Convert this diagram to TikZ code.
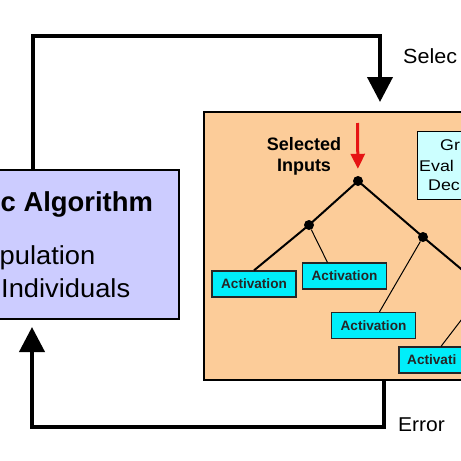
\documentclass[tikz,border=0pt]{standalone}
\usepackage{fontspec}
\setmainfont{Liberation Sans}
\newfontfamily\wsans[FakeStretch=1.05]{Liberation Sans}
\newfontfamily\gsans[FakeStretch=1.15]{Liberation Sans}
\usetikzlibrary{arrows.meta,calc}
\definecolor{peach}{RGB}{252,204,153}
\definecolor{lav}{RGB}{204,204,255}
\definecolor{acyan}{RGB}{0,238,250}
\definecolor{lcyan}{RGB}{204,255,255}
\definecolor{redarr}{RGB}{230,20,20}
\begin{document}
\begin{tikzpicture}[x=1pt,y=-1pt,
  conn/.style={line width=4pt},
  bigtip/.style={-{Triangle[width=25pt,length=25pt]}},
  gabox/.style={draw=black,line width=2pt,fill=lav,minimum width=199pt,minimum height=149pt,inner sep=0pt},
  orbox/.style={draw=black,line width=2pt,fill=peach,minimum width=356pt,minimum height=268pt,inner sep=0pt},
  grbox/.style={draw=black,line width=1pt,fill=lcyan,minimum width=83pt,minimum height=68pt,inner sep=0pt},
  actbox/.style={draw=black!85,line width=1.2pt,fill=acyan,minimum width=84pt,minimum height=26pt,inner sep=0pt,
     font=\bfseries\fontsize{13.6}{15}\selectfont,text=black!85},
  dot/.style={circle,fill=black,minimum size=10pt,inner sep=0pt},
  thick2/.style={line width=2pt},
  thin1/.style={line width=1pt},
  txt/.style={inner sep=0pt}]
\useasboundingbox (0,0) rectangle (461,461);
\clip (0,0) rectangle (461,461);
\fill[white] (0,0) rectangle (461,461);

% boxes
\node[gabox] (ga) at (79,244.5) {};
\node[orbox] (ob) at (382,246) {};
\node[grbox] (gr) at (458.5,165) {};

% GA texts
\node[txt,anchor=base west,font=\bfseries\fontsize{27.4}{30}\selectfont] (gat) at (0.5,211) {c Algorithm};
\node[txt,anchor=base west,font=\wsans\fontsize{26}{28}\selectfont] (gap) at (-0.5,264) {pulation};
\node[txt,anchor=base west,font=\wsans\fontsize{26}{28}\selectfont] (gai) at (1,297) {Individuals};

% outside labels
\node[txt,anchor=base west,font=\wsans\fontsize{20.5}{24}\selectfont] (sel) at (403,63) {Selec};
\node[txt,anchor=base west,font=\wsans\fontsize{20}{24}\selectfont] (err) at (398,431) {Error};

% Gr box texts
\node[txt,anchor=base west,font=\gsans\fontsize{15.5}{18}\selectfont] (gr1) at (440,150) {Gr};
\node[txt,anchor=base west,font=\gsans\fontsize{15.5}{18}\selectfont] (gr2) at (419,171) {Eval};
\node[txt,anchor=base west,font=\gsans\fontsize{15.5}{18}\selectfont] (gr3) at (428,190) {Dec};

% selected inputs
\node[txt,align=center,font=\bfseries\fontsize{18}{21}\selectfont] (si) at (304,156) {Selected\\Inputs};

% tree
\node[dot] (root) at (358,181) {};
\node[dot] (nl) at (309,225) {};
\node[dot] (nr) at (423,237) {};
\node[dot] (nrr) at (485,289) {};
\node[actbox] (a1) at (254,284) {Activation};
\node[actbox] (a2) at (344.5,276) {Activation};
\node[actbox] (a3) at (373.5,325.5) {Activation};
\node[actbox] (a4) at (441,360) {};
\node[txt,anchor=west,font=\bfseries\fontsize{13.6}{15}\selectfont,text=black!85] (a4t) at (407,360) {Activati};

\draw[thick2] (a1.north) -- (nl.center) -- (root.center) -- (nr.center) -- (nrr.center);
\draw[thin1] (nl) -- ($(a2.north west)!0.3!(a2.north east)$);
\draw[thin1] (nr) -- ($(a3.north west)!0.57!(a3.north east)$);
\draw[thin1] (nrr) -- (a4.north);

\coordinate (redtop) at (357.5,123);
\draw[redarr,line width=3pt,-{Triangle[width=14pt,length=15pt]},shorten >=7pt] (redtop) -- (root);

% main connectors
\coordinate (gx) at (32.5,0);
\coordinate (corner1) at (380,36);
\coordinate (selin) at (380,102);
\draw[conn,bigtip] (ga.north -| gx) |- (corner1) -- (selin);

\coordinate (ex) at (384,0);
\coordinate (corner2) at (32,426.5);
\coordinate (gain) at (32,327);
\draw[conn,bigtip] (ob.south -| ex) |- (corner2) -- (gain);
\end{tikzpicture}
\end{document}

-.-.-

→ SET PROBLEM
Copy the material above exactly and drop the pictures.

→ RESULT
Convert this diagram to TikZ code.
\documentclass[tikz,border=0pt]{standalone}
\usepackage{fontspec}
\setmainfont{Liberation Sans}
\newfontfamily\wsans[FakeStretch=1.05]{Liberation Sans}
\newfontfamily\gsans[FakeStretch=1.15]{Liberation Sans}
\usetikzlibrary{arrows.meta,calc}
\definecolor{peach}{RGB}{252,204,153}
\definecolor{lav}{RGB}{204,204,255}
\definecolor{acyan}{RGB}{0,238,250}
\definecolor{lcyan}{RGB}{204,255,255}
\definecolor{redarr}{RGB}{230,20,20}
\begin{document}
\begin{tikzpicture}[x=1pt,y=-1pt,
  conn/.style={line width=4pt},
  bigtip/.style={-{Triangle[width=25pt,length=25pt]}},
  gabox/.style={draw=black,line width=2pt,fill=lav,minimum width=199pt,minimum height=149pt,inner sep=0pt},
  orbox/.style={draw=black,line width=2pt,fill=peach,minimum width=356pt,minimum height=268pt,inner sep=0pt},
  grbox/.style={draw=black,line width=1pt,fill=lcyan,minimum width=83pt,minimum height=68pt,inner sep=0pt},
  actbox/.style={draw=black!85,line width=1.2pt,fill=acyan,minimum width=84pt,minimum height=26pt,inner sep=0pt,
     font=\bfseries\fontsize{13.6}{15}\selectfont,text=black!85},
  dot/.style={circle,fill=black,minimum size=10pt,inner sep=0pt},
  thick2/.style={line width=2pt},
  thin1/.style={line width=1pt},
  txt/.style={inner sep=0pt}]
\useasboundingbox (0,0) rectangle (461,461);
\clip (0,0) rectangle (461,461);
\fill[white] (0,0) rectangle (461,461);

% boxes
\node[gabox] (ga) at (79,244.5) {};
\node[orbox] (ob) at (382,246) {};
\node[grbox] (gr) at (458.5,165) {};

% GA texts
\node[txt,anchor=base west,font=\bfseries\fontsize{27.4}{30}\selectfont] (gat) at (0.5,211) {c Algorithm};
\node[txt,anchor=base west,font=\wsans\fontsize{26}{28}\selectfont] (gap) at (-0.5,264) {pulation};
\node[txt,anchor=base west,font=\wsans\fontsize{26}{28}\selectfont] (gai) at (1,297) {Individuals};

% outside labels
\node[txt,anchor=base west,font=\wsans\fontsize{20.5}{24}\selectfont] (sel) at (403,63) {Selec};
\node[txt,anchor=base west,font=\wsans\fontsize{20}{24}\selectfont] (err) at (398,431) {Error};

% Gr box texts
\node[txt,anchor=base west,font=\gsans\fontsize{15.5}{18}\selectfont] (gr1) at (440,150) {Gr};
\node[txt,anchor=base west,font=\gsans\fontsize{15.5}{18}\selectfont] (gr2) at (419,171) {Eval};
\node[txt,anchor=base west,font=\gsans\fontsize{15.5}{18}\selectfont] (gr3) at (428,190) {Dec};

% selected inputs
\node[txt,align=center,font=\bfseries\fontsize{18}{21}\selectfont] (si) at (304,156) {Selected\\Inputs};

% tree
\node[dot] (root) at (358,181) {};
\node[dot] (nl) at (309,225) {};
\node[dot] (nr) at (423,237) {};
\node[dot] (nrr) at (485,289) {};
\node[actbox] (a1) at (254,284) {Activation};
\node[actbox] (a2) at (344.5,276) {Activation};
\node[actbox] (a3) at (373.5,325.5) {Activation};
\node[actbox] (a4) at (441,360) {};
\node[txt,anchor=west,font=\bfseries\fontsize{13.6}{15}\selectfont,text=black!85] (a4t) at (407,360) {Activati};

\draw[thick2] (a1.north) -- (nl.center) -- (root.center) -- (nr.center) -- (nrr.center);
\draw[thin1] (nl) -- ($(a2.north west)!0.3!(a2.north east)$);
\draw[thin1] (nr) -- ($(a3.north west)!0.57!(a3.north east)$);
\draw[thin1] (nrr) -- (a4.north);

\coordinate (redtop) at (357.5,123);
\draw[redarr,line width=3pt,-{Triangle[width=14pt,length=15pt]},shorten >=7pt] (redtop) -- (root);

% main connectors
\coordinate (gx) at (32.5,0);
\coordinate (corner1) at (380,36);
\coordinate (selin) at (380,102);
\draw[conn,bigtip] (ga.north -| gx) |- (corner1) -- (selin);

\coordinate (ex) at (384,0);
\coordinate (corner2) at (32,426.5);
\coordinate (gain) at (32,327);
\draw[conn,bigtip] (ob.south -| ex) |- (corner2) -- (gain);
\end{tikzpicture}
\end{document}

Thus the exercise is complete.